Depois, a alimentação. Até porque “um problema intestinal é o suficiente para deitar todo o trabalho por água abaixo”.

E pancas, há? “Há, mas fazem o que lhes mandam”, esclarece.

Outra pergunta legítima que poderá estar a fazer é: “Então e no meio de tanto esforço e sofrimento, ninguém se queixa ou se recusa a fazer alguma coisa?”. Pois, foi exatamente isso que perguntámos a Hélder Miranda, de 45 anos.

“São ciclistas profissionais, não ganham nada em não acatar as ordens. Pelo contrário, nós estamos aqui para ajudar”, foi a resposta, o que não surpreende.

Embora muitos tenham vários anos de experiência, com muitas horas de treino nas pernas, “continuam a não saber tudo e nem se têm de preocupar com isso”. Pelo que a responsabilidade fica inteiramente do lado dos responsáveis da equipa.

“Eles vão treinar, se houver alguém que lhes diga o que é que eles têm que fazer para eles é mais fácil, só têm de seguir aquele plano. Não têm de se preocupar se estão a fazer bem ou se estão a fazer mal, simplesmente fazem o que lhes mandam. Se correr mal, a culpa é minha”, afirma, sem rodeios, nesta conversa com a Renascença.
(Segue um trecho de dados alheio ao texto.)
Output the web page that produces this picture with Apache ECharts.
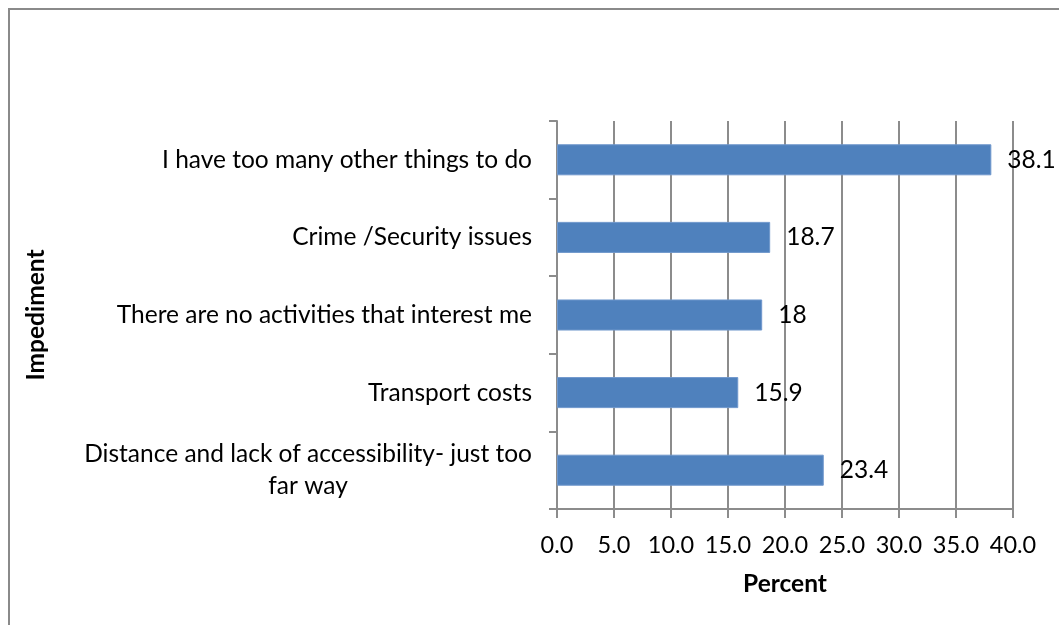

Como recuperar de pedalar? Pedalar mais um pouco

Uma das chaves para recuperar bem de uma etapa para outra é a descompressão que os atletas fazem quando terminam a tirada. Para quem não está por dentro da preparação física pode parecer estranho, mas o diretor da Efapel Cycling explica que, depois de centenas de quilómetros a ritmo elevado, o indicado é fazer “cinco a 10 minutos de rolos, a pedalar de forma muito suave, para acelerar a recuperação muscular”.

A explicação para tal é simples. “Isto porque o músculo chega muito tenso depois de um esforço muito intenso e pedalando mais uns minutos, mais devagar, elimina-se uma substância que se produz com o esforço que se chama lactato ou ácido lático. Essa substância provoca acidez nas pernas e muitas dores musculares. Se pedalarem cinco a 10 minutos devagar, acelera muito o processo de limpeza, a nível muscular, desse produto final do esforço”, diz Hélder Miranda.
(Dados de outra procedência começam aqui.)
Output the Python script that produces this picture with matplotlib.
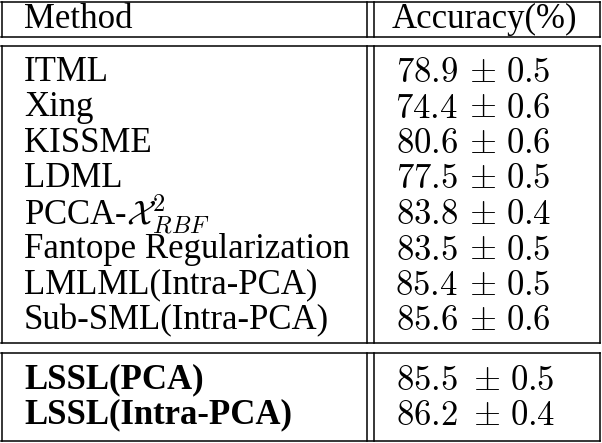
import matplotlib
matplotlib.use("Agg")
import matplotlib.pyplot as plt

methods = ["ITML", "Xing", "KISSME", "LDML", r"PCCA-$\mathcal{X}^2_{RBF}$",
           "Fantope Regularization", "LMLML(Intra-PCA)", "Sub-SML(Intra-PCA)"]
means = ["78.9", "74.4", "80.6", "77.5", "83.8", "83.5", "85.4", "85.6"]
stds = ["0.5", "0.6", "0.6", "0.5", "0.4", "0.5", "0.5", "0.6"]
ours = ["LSSL(PCA)", "LSSL(Intra-PCA)"]
ours_means = ["85.5", "86.2"]
ours_stds = ["0.5", "0.4"]
ours_bold_val = [False, True]

plt.rcParams['mathtext.fontset'] = 'cm'
fig = plt.figure(figsize=(6.02, 4.43), dpi=100)
ax = fig.add_axes([0, 0, 1, 1])
ax.set_xlim(0, 602); ax.set_ylim(443, 0); ax.axis('off')
F = 'Liberation Serif'
fs = 25
lw = 1.1

def hline(y): ax.plot([1, 600], [y, y], color='k', lw=lw)
def vlines(y0, y1):
    for x in (1.5, 367, 374, 600):
        ax.plot([x, x], [y0, y1], color='k', lw=lw)

def num(s, bold):
    return r"$\mathbf{%s}$" % s if bold else r"$%s$" % s

hline(1.5); hline(37); vlines(1.5, 37)
ax.text(24, 19, "Method", fontsize=fs, family=F, va='center')
ax.text(484, 19, "Accuracy(%)", fontsize=fs, family=F, va='center', ha='center')
hline(46); hline(343); vlines(46, 343)
y0, dy = 72, 35.5
for i, (m, mu, sd) in enumerate(zip(methods, means, stds)):
    y = y0 + i * dy
    ax.text(24, y, m, fontsize=fs, family=F, va='center')
    ax.text(458, y, num(mu, False), fontsize=fs, va='center', ha='right')
    ax.text(483, y, r"$\pm$", fontsize=fs, va='center', ha='center')
    ax.text(506, y, num(sd, False), fontsize=fs, va='center', ha='left')
hline(353); hline(441); vlines(353, 441)
for i, (m, mu, sd, b) in enumerate(zip(ours, ours_means, ours_stds, ours_bold_val)):
    y = 380 + i * 35
    ax.text(24, y, m, fontsize=fs, family=F, va='center', weight='bold')
    ax.text(458, y, num(mu, b), fontsize=fs, va='center', ha='right')
    ax.text(487, y, r"$\pm$", fontsize=fs, va='center', ha='center')
    ax.text(510, y, num(sd, b), fontsize=fs, va='center', ha='left')
fig.savefig("out.png", dpi=100)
Por fim, é imperativo compreender que não existe uma fórmula certa que sirva para todos. Cada um tem as suas necessidades e reage de forma diferente a cada treino, prova ou suplemento.
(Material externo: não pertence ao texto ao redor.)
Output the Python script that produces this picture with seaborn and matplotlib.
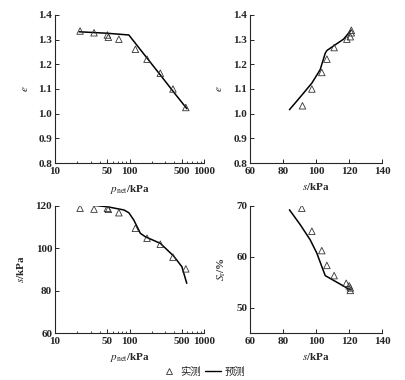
import numpy as np
import pandas as pd
import matplotlib
matplotlib.use('Agg')
import matplotlib.pyplot as plt
import seaborn as sns
from matplotlib.lines import Line2D
from matplotlib.ticker import LogLocator, NullFormatter

# measured points (triangles)
p_meas = [21.7, 33.4, 50.5, 52, 72, 120, 172, 259, 383, 570]
e_meas = [1.335, 1.328, 1.319, 1.310, 1.302, 1.261, 1.221, 1.164, 1.100, 1.025]
s_meas_p = [118.8, 118.4, 118.8, 118.3, 116.7, 109.4, 104.7, 101.9, 95.8, 90.3]

s_meas = [91.8, 97.5, 103.5, 106.6, 111.0, 118.7, 120.8, 121.4, 121.4]
e_meas_s = [1.032, 1.100, 1.167, 1.221, 1.268, 1.302, 1.312, 1.328, 1.338]
sr_s = [91.4, 97.5, 103.5, 106.6, 111.0, 118.3, 120.1, 120.8, 120.8]
sr_meas = [69.5, 65.0, 61.2, 58.3, 56.3, 54.8, 54.3, 53.9, 53.4]

# predicted curves
p_pred = [21.1, 50, 98, 150, 250, 400, 590]
e_pred = [1.332, 1.326, 1.319, 1.248, 1.163, 1.084, 1.020]

p_pred2 = [22.2, 50.5, 84, 98, 114, 140, 163, 259, 390, 505, 587]
s_pred_p = [120.8, 119.5, 118.0, 116.7, 113.3, 107.0, 105.4, 102.3, 96.4, 91.3, 83.5]

s_pred = [83.9, 90.4, 97.5, 102.5, 105.6, 106.6, 111.6, 116.7, 121.2]
e_pred_s = [1.016, 1.067, 1.124, 1.178, 1.245, 1.256, 1.279, 1.302, 1.338]

s_pred2 = [83.9, 90.4, 96.5, 100.5, 103.5, 105.6, 120.8]
sr_pred = [69.2, 66.3, 63.3, 60.7, 58.1, 56.3, 53.5]

sns.set_style('ticks')
plt.rcParams['font.family'] = ['Liberation Serif', 'Noto Sans CJK SC']
plt.rcParams['mathtext.fontset'] = 'stix'
plt.rcParams['xtick.direction'] = 'in'
plt.rcParams['ytick.direction'] = 'in'
plt.rcParams['xtick.major.size'] = 3
plt.rcParams['ytick.major.size'] = 3
plt.rcParams['xtick.minor.size'] = 1.8
plt.rcParams['xtick.major.width'] = 0.7
plt.rcParams['ytick.major.width'] = 0.7
plt.rcParams['xtick.minor.width'] = 0.6
plt.rcParams['axes.linewidth'] = 0.8
plt.rcParams['font.size'] = 8

fig = plt.figure(figsize=(4.06, 3.80), dpi=100)
W, H = 406, 380


def box(x0, y_top, x1, y_bot):
    return [x0 / W, 1 - y_bot / H, (x1 - x0) / W, (y_bot - y_top) / H]


ax1 = fig.add_axes(box(55, 15, 204, 163))
ax2 = fig.add_axes(box(250, 15, 382, 163))
ax3 = fig.add_axes(box(55, 205.7, 204, 333.3))
ax4 = fig.add_axes(box(250, 205.7, 382, 333.3))

tri = dict(marker='^', s=22, facecolor='none', edgecolor='#333333', linewidth=0.6, zorder=3)
ln = dict(color='black', linewidth=1.1, estimator=None, sort=False)


def draw(ax, xm, ym, xp, yp):
    sns.lineplot(x=xp, y=yp, ax=ax, **ln)
    sns.scatterplot(x=xm, y=ym, ax=ax, **tri)


draw(ax1, p_meas, e_meas, p_pred, e_pred)
draw(ax2, s_meas, e_meas_s, s_pred, e_pred_s)
draw(ax3, p_meas, s_meas_p, p_pred2, s_pred_p)
draw(ax4, sr_s, sr_meas, s_pred2, sr_pred)

for ax in (ax1, ax3):
    ax.set_xscale('log')
    ax.set_xlim(10, 1000)
    ax.set_xticks([10, 50, 100, 500, 1000])
    ax.set_xticklabels(['10', '50', '100', '500', '1000'])
    ax.xaxis.set_minor_locator(LogLocator(base=10, subs=np.arange(2, 10)))
    ax.xaxis.set_minor_formatter(NullFormatter())

for ax in (ax2, ax4):
    ax.set_xlim(60, 140)
    ax.set_xticks([60, 80, 100, 120, 140])

for ax in (ax1, ax2):
    ax.set_ylim(0.8, 1.4)
    ax.set_yticks([0.8, 0.9, 1.0, 1.1, 1.2, 1.3, 1.4])
    ax.set_yticklabels(['0.8', '0.9', '1.0', '1.1', '1.2', '1.3', '1.4'])

ax3.set_ylim(60, 120)
ax3.set_yticks([60, 80, 100, 120])
ax4.set_ylim(45, 70)
ax4.set_yticks([50, 60, 70])

for ax in (ax1, ax2, ax3, ax4):
    sns.despine(ax=ax)
    ax.tick_params(axis='y', which='both', labelsize=8, pad=2)
    ax.tick_params(axis='x', which='both', labelsize=8, pad=2.8)
    for t in ax.get_xticklabels() + ax.get_yticklabels():
        t.set_fontweight('bold')

lab = dict(fontsize=8, fontweight='bold')
ax1.set_ylabel('$e$', **lab)
ax1.yaxis.set_label_coords(-0.17, 0.5)
ax1.set_xlabel(r'$p_{\mathrm{net}}$/kPa', **lab)
ax1.xaxis.set_label_coords(0.5, -0.135)

ax2.set_ylabel('$e$', **lab)
ax2.yaxis.set_label_coords(-0.2, 0.5)
ax2.set_xlabel('$s$/kPa', **lab)
ax2.xaxis.set_label_coords(0.5, -0.12)

ax3.set_ylabel('$s$/kPa', **lab)
ax3.yaxis.set_label_coords(-0.195, 0.5)
ax3.set_xlabel(r'$p_{\mathrm{net}}$/kPa', **lab)
ax3.xaxis.set_label_coords(0.5, -0.135)

ax4.set_ylabel(r'$S_{\mathrm{r}}$/%', **lab)
ax4.yaxis.set_label_coords(-0.165, 0.5)
ax4.set_xlabel('$s$/kPa', **lab)
ax4.xaxis.set_label_coords(0.5, -0.135)

handles = [
    Line2D([], [], marker='^', linestyle='none', markerfacecolor='none',
           markeredgecolor='#333333', markersize=4.5, markeredgewidth=0.6),
    Line2D([], [], color='black', linewidth=1.0),
]
fig.legend(handles, ['实测', '预测'], loc='center', bbox_to_anchor=(0.5, 1 - 372 / H),
           ncol=2, frameon=False, handlelength=1.6, handletextpad=0.3,
           columnspacing=0.3, prop={'family': ['Noto Sans CJK SC'], 'size': 7.5})

fig.savefig('out.png', dpi=100)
Um dos exemplos abordados nesta conversa é o do treino que, de acordo com o preparador físico desta equipa profissional UCI continental, "é completamente diferente para todos os corredores".

Ou seja, “cada atleta tem o seu treino individual, porque cada atleta tem os seus valores pessoais. Se o treino fosse igual para todos, toda a gente ganhava Voltas a França ou Voltas a Portugal”, diz, entre risos.

“Toda a gente tem a sua genética, toda a gente tem as suas características e são essas características que nós, que os preparamos, temos de conhecer”, conclui.

A Volta a Portugal está na estrada até ao dia 4 de agosto e conta com 119 ciclistas, divididos por 17 equipas, que correm para tentar levantar o troféu da prova de ciclismo mais importante do país.